I'm not a natural planner, but I learned to appreciate plans the hard way. Planning requires a conscious effort, but if you do it regularly, it shouldn't take more than a few minutes a day, and it pays off.
It's easy to brush it off as one more thing you don't have time for, but those are the times you need it most.
Planning encourages you to think concretely about what your goals are -- always a good step. Break the goals down into tasks. Once you get them out of your head and on to a piece of paper, you can focus on them more clearly: count them; prioritize them; validate them; make a list of what needs to be done to accomplish each one, and by when. Break big tasks down into little ones. Estimate how long it will take to finish each one. If you're not sure, multiply your time estimates by 2. Add them all up. If they adds up to more time than you have, take a closer look at your estimates. Are there "must dos" and "nice to dos"? See if there are places where you can streamline. Knowledge is power.
If your list is like the one I made when I was trying to finish my doctoral dissertation, you'll start to notice patterns. Some things won't take very long at all and won't need intense concentration. Others will require longer periods of more concentrated thought. You can start to visualize your day (or your week) as a series of smaller and larger blocks of time. By planning your tasks, you'll be better able to take advantage of small blocks of time, because now you know exactly what needs to be done.
When I first did this, I was overwhelmed at the thought of everything that had to be done to finish my doctoral dissertation. By creating a plan, I was able to convince myself that by doing just two hours of work a day (on top of my day job), I would have more than enough time to finish it by the deadline. Suddenly I was using my time better. I was checking references and proofreading chapter drafts on subway cars, and crossing tasks off my list.

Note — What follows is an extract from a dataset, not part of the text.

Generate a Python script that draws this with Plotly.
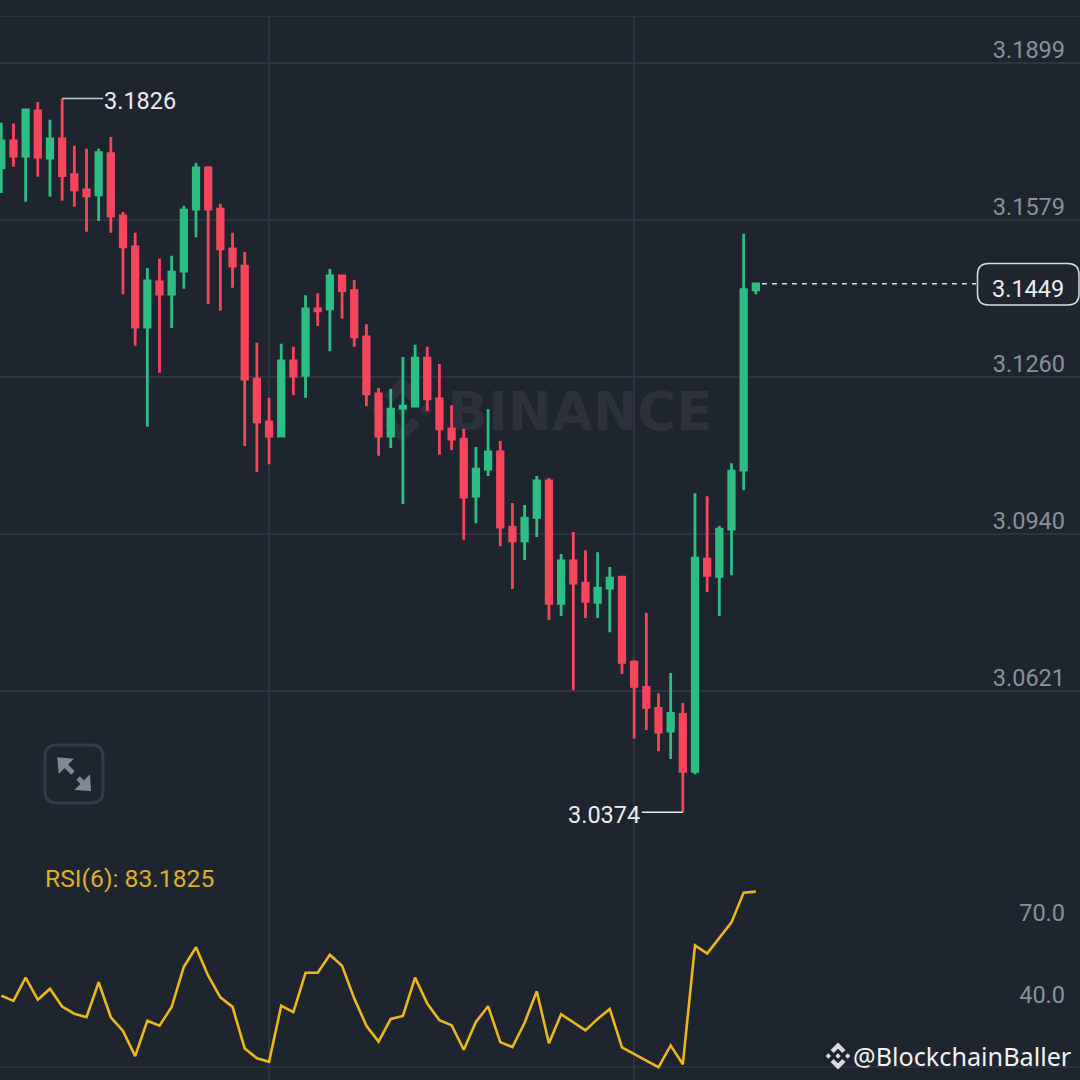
import plotly.graph_objects as go

# ---- data ----
opens = [3.1685,3.1740,3.1709,3.1801,3.1705,3.1744,3.1671,3.1640,3.1630,3.1714,
         3.1587,3.1524,3.1361,3.1453,3.1428,3.1475,3.1601,3.1685,3.1601,3.1520,
         3.1485,3.1255,3.1168,3.1139,3.1292,3.1263,3.1398,3.1398,3.1465,3.1435,
         3.1341,3.1225,3.1139,3.1196,3.1200,3.1298,3.1215,3.1154,3.1133,3.1017,
         3.1072,3.1107,3.0954,3.0926,3.0974,3.1048,3.0799,3.0885,3.0840,3.0801,
         3.0830,3.0852,3.0679,3.0628,3.0585,3.0539,3.0573,3.0457,3.0889,3.0854,
         3.0950,3.1070,3.1437]
highs = [3.1777,3.1775,3.1805,3.1819,3.1783,3.1826,3.1730,3.1724,3.1724,3.1748,
         3.1595,3.1553,3.1481,3.1500,3.1506,3.1608,3.1695,3.1689,3.1612,3.1553,
         3.1514,3.1329,3.1217,3.1327,3.1321,3.1426,3.1430,3.1479,3.1465,3.1457,
         3.1367,3.1237,3.1235,3.1300,3.1325,3.1321,3.1286,3.1202,3.1154,3.1117,
         3.1194,3.1129,3.1003,3.0999,3.1058,3.1054,3.0899,3.0944,3.0907,3.0903,
         3.0873,3.0854,3.0683,3.0779,3.0616,3.0657,3.0596,3.1023,3.1017,3.0956,
         3.1084,3.1551,3.1451]
lows = [3.1634,3.1687,3.1616,3.1667,3.1626,3.1618,3.1606,3.1555,3.1577,3.1553,
        3.1428,3.1323,3.1158,3.1268,3.1359,3.1439,3.1544,3.1408,3.1394,3.1441,
        3.1119,3.1066,3.1082,3.1139,3.1223,3.1217,3.1363,3.1312,3.1378,3.1321,
        3.1200,3.1099,3.1115,3.1001,3.1200,3.1190,3.1101,3.1111,3.0928,3.0962,
        3.1058,3.0915,3.0828,3.0887,3.0934,3.0765,3.0773,3.0622,3.0769,3.0769,
        3.0740,3.0655,3.0524,3.0541,3.0498,3.0482,3.0374,3.0451,3.0822,3.0773,
        3.0856,3.1029,3.1428]
closes = [3.1740,3.1709,3.1803,3.1707,3.1744,3.1669,3.1640,3.1628,3.1716,3.1587,
          3.1524,3.1361,3.1455,3.1428,3.1473,3.1599,3.1685,3.1601,3.1520,3.1485,
          3.1255,3.1168,3.1139,3.1292,3.1261,3.1398,3.1394,3.1465,3.1435,3.1341,
          3.1225,3.1139,3.1194,3.1200,3.1298,3.1215,3.1154,3.1133,3.1015,3.1072,
          3.1107,3.0954,3.0926,3.0972,3.1048,3.0799,3.0885,3.0840,3.0803,3.0830,
          3.0850,3.0679,3.0630,3.0587,3.0537,3.0575,3.0457,3.0891,3.0856,3.0950,
          3.1068,3.1437,3.1449]
rsi = [45.1,43.2,51.7,43.6,47.6,41.1,38.5,37.2,50.0,37.2,
       32.2,23.0,35.9,34.1,41.0,55.7,62.8,52.4,44.5,41.0,
       25.8,22.2,20.9,41.4,39.1,53.5,53.5,60.1,56.0,44.1,
       34.1,28.3,36.6,37.7,51.7,42.2,36.1,34.3,25.3,35.5,
       41.2,28.1,26.3,35.2,46.7,27.7,38.3,35.4,32.4,36.6,
       40.2,26.2,23.6,21.3,18.9,26.9,20.0,63.5,60.5,66.1,
       71.9,82.8,83.18]
price_ticks = [3.1899, 3.1579, 3.1260, 3.0940, 3.0621, 3.0301]
rsi_ticks = [70.0, 40.0]
time_grid = [22, 52]
last_price = 3.1449
high_label = 3.1826
low_label = 3.0374
high_idx = 5
low_idx = 56

BG = "#1F252F"
GRID = "#2E343F"
GREEN = "#2EBD85"
RED = "#F6465D"
GOLD = "#ECB61D"
AXIS_TXT = "#8A909B"
WHITE = "#EAECEF"
WM = "#2C313C"
FONT = "Roboto"

idx = list(range(len(opens)))
W = H = 1080
STEP = 12.17
X0 = 1.3
x_range = [(0 - X0) / STEP, (W - X0) / STEP]


def px(x, y):
    return x / W, 1 - y / H


def poly(points):
    parts = []
    for k, (x, y) in enumerate(points):
        a, b = px(x, y)
        parts.append(("M" if k == 0 else "L") + f"{a:.5f},{b:.5f}")
    return " ".join(parts) + " Z"


def round_rect(x0, y0, x1, y1, r):
    def P(x, y):
        a, b = px(x, y)
        return f"{a:.5f},{b:.5f}"
    return (f"M{P(x0+r,y0)} L{P(x1-r,y0)} Q{P(x1,y0)} {P(x1,y0+r)} L{P(x1,y1-r)} Q{P(x1,y1)} {P(x1-r,y1)} "
            f"L{P(x0+r,y1)} Q{P(x0,y1)} {P(x0,y1-r)} L{P(x0,y0+r)} Q{P(x0,y0)} {P(x0+r,y0)} Z")


def logo(cx, cy, r, color, layer="above"):
    out = []
    polys = []
    for dx in (-0.72, 0, 0.72):
        d = 0.2
        polys.append([(dx, -d), (dx + d, 0), (dx, d), (dx - d, 0)])
    top = [(0, -1), (.55, -.45), (.32, -.22), (0, -.54), (-.32, -.22), (-.55, -.45)]
    polys.append(top)
    polys.append([(a, -b) for a, b in top])
    for p in polys:
        out.append(dict(type="path", xref="paper", yref="paper", layer=layer, line_width=0, fillcolor=color,
                        path=poly([(cx + a * r, cy + b * r) for a, b in p])))
    return out


fig = go.Figure()
fig.add_trace(go.Candlestick(
    x=idx, open=opens, high=highs, low=lows, close=closes,
    xaxis="x", yaxis="y", whiskerwidth=0,
    increasing=dict(line=dict(color=GREEN, width=2.8), fillcolor=GREEN),
    decreasing=dict(line=dict(color=RED, width=2.8), fillcolor=RED),
    hoverinfo="skip", showlegend=False))
fig.add_trace(go.Scatter(
    x=idx, y=rsi, mode="lines", xaxis="x2", yaxis="y2",
    line=dict(color=GOLD, width=2.6), hoverinfo="skip", showlegend=False))

shapes = []
# top border and RSI panel bottom line
shapes.append(dict(type="line", xref="paper", yref="y", x0=0, x1=1, y0=3.1994, y1=3.1994,
                   line=dict(color=GRID, width=1.5), layer="below"))
shapes.append(dict(type="line", xref="paper", yref="y2", x0=0, x1=1, y0=19, y1=19,
                   line=dict(color=GRID, width=1.5), layer="below"))
# watermark
a, b = px(440, 382)
c, d = px(720, 432)
shapes.append(dict(type="rect", xref="paper", yref="paper", x0=a, x1=c, y0=d, y1=b, layer="below",
                   line_width=0, fillcolor="rgba(0,0,0,0)",
                   label=dict(text="<b>BINANCE</b>", textposition="middle center",
                              font=dict(family="DejaVu Sans", size=53, color=WM))))
shapes += logo(402, 410, 33, WM, layer="below")
# high / low leaders
shapes.append(dict(type="line", xref="x", yref="y", x0=high_idx, x1=high_idx + 41 / STEP, y0=high_label, y1=high_label,
                   line=dict(color="#C9CCD2", width=1.5)))
shapes.append(dict(type="line", xref="x", yref="y", x0=low_idx, x1=low_idx - 41 / STEP, y0=low_label, y1=low_label,
                   line=dict(color=WHITE, width=1.5)))
# last price line and box
shapes.append(dict(type="line", xref="x", yref="y", x0=len(opens) - 1 + 0.5, x1=(976 - X0) / STEP,
                   y0=last_price, y1=last_price, line=dict(color="#D8DBE0", width=1.5, dash="5px,5px")))
shapes.append(dict(type="path", xref="paper", yref="paper", path=round_rect(977.5, 263.5, 1079, 305, 11),
                   line=dict(color="#D8DBE0", width=1.5), fillcolor=BG))
# expand icon
shapes.append(dict(type="path", xref="paper", yref="paper", path=round_rect(45, 745, 103, 803, 12),
                   line=dict(color="#353B47", width=3), fillcolor="rgba(0,0,0,0)"))
ICON = "#7F8897"
shapes.append(dict(type="path", xref="paper", yref="paper", line_width=0, fillcolor=ICON,
                   path=poly([(57.3, 757.3), (74, 758.7), (58.7, 774)])))
shapes.append(dict(type="path", xref="paper", yref="paper", line_width=0, fillcolor=ICON,
                   path=poly([(91, 791), (74.3, 790), (90, 774.3)])))
for p0, p1 in (((65, 765), (73, 773)), ((78, 778), (84, 784))):
    (x0, y0), (x1, y1) = px(*p0), px(*p1)
    shapes.append(dict(type="line", xref="paper", yref="paper", x0=x0, y0=y0, x1=x1, y1=y1,
                       line=dict(color=ICON, width=5)))
shapes += logo(838, 1056, 13.5, "#DADCE0")

anns = [
    dict(xref="x", yref="y", x=high_idx + 40 / STEP, y=high_label, xanchor="left", yanchor="middle", yshift=-2,
         text=f"{high_label:.4f}", showarrow=False, font=dict(family=FONT, size=23.5, color=WHITE)),
    dict(xref="x", yref="y", x=low_idx - 41 / STEP, y=low_label, xanchor="right", yanchor="middle", yshift=-3,
         text=f"{low_label:.4f}", showarrow=False, font=dict(family=FONT, size=23.5, color=WHITE)),
    dict(xref="paper", yref="y", x=1066 / W, y=last_price, xanchor="right", yanchor="middle", yshift=-5,
         text=f"{last_price:.4f}", showarrow=False, font=dict(family=FONT, size=23.5, color=WHITE)),
    dict(xref="paper", yref="paper", x=43 / W, y=1 - 878 / H, xanchor="left", yanchor="middle",
         text="RSI(6): 83.1825", showarrow=False, font=dict(family=FONT, size=24.7, color="#DDB02A")),
    dict(xref="paper", yref="paper", x=1074 / W, y=1 - 1056 / H, xanchor="right", yanchor="middle",
         text="@BlockchainBaller", showarrow=False, font=dict(family="Noto Sans", size=25.2, color="#F0F1F3")),
]

fig.update_layout(
    width=W, height=H, autosize=False, margin=dict(l=0, r=0, t=0, b=0, pad=0),
    paper_bgcolor=BG, plot_bgcolor=BG, showlegend=False, hovermode=False,
    boxgap=0.36,
    font=dict(family=FONT, color=AXIS_TXT),
    xaxis=dict(domain=[0, 1], range=x_range, anchor="y", tickvals=time_grid, showticklabels=False, ticks="",
               showgrid=True, gridcolor=GRID, gridwidth=1.5, zeroline=False, showline=False,
               rangeslider=dict(visible=False), fixedrange=True),
    xaxis2=dict(domain=[0, 1], range=x_range, anchor="y2", tickvals=time_grid, showticklabels=False, ticks="",
                showgrid=True, gridcolor=GRID, gridwidth=1.5, zeroline=False, showline=False, fixedrange=True),
    yaxis=dict(domain=[1 - 848 / H, 1 - 16 / H], range=[3.0301, 3.1994], anchor="x", side="right",
               tickvals=price_ticks, ticktext=[f"{v:.4f}" for v in price_ticks],
               ticklabelposition="inside", ticklabelshift=-13, ticklabelstandoff=12, ticks="",
               tickfont=dict(family=FONT, size=23.5, color=AXIS_TXT),
               showgrid=True, gridcolor=GRID, gridwidth=1.5, zeroline=False, showline=False, fixedrange=True),
    yaxis2=dict(domain=[0, 1 - 848 / H], range=[14.24, 99.13], anchor="x2", side="right",
                tickvals=rsi_ticks, ticktext=[f"{v:.1f}" for v in rsi_ticks],
                ticklabelposition="inside", ticklabelshift=-15, ticklabelstandoff=12, ticks="",
                tickfont=dict(family=FONT, size=23.5, color=AXIS_TXT),
                showgrid=False, zeroline=False, showline=False, fixedrange=True),
    shapes=shapes, annotations=anns,
)
post = ("document.body.style.margin='0';document.body.style.background='%s';"
        "document.documentElement.style.overflow='hidden';" % BG)
fig.write_html("out.html", config=dict(displayModeBar=False), post_script=post)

It was liberating, and I suddenly started feeling more confident. If I completed my two hours a day, I could relax without guilt knowing that I was still on track to meet my goal. I started noticing that my time estimates were too generous; I was finishing things in half to three-quarters of the time budget. But that was okay. For me, the primary purpose of those estimates was to convince myself that I had enough time to do the job. And I did. I finished, in plenty of time.
So, here my recommendation. If you want to do well in school, and you only have a few minutes a day, make a plan. It doesn't have to be fancy: a planning book is nice, but a piece of paper and a pencil will do. Think ahead, make your goals concrete, list your tasks and the resources you need, and make the best use of the minutes you have.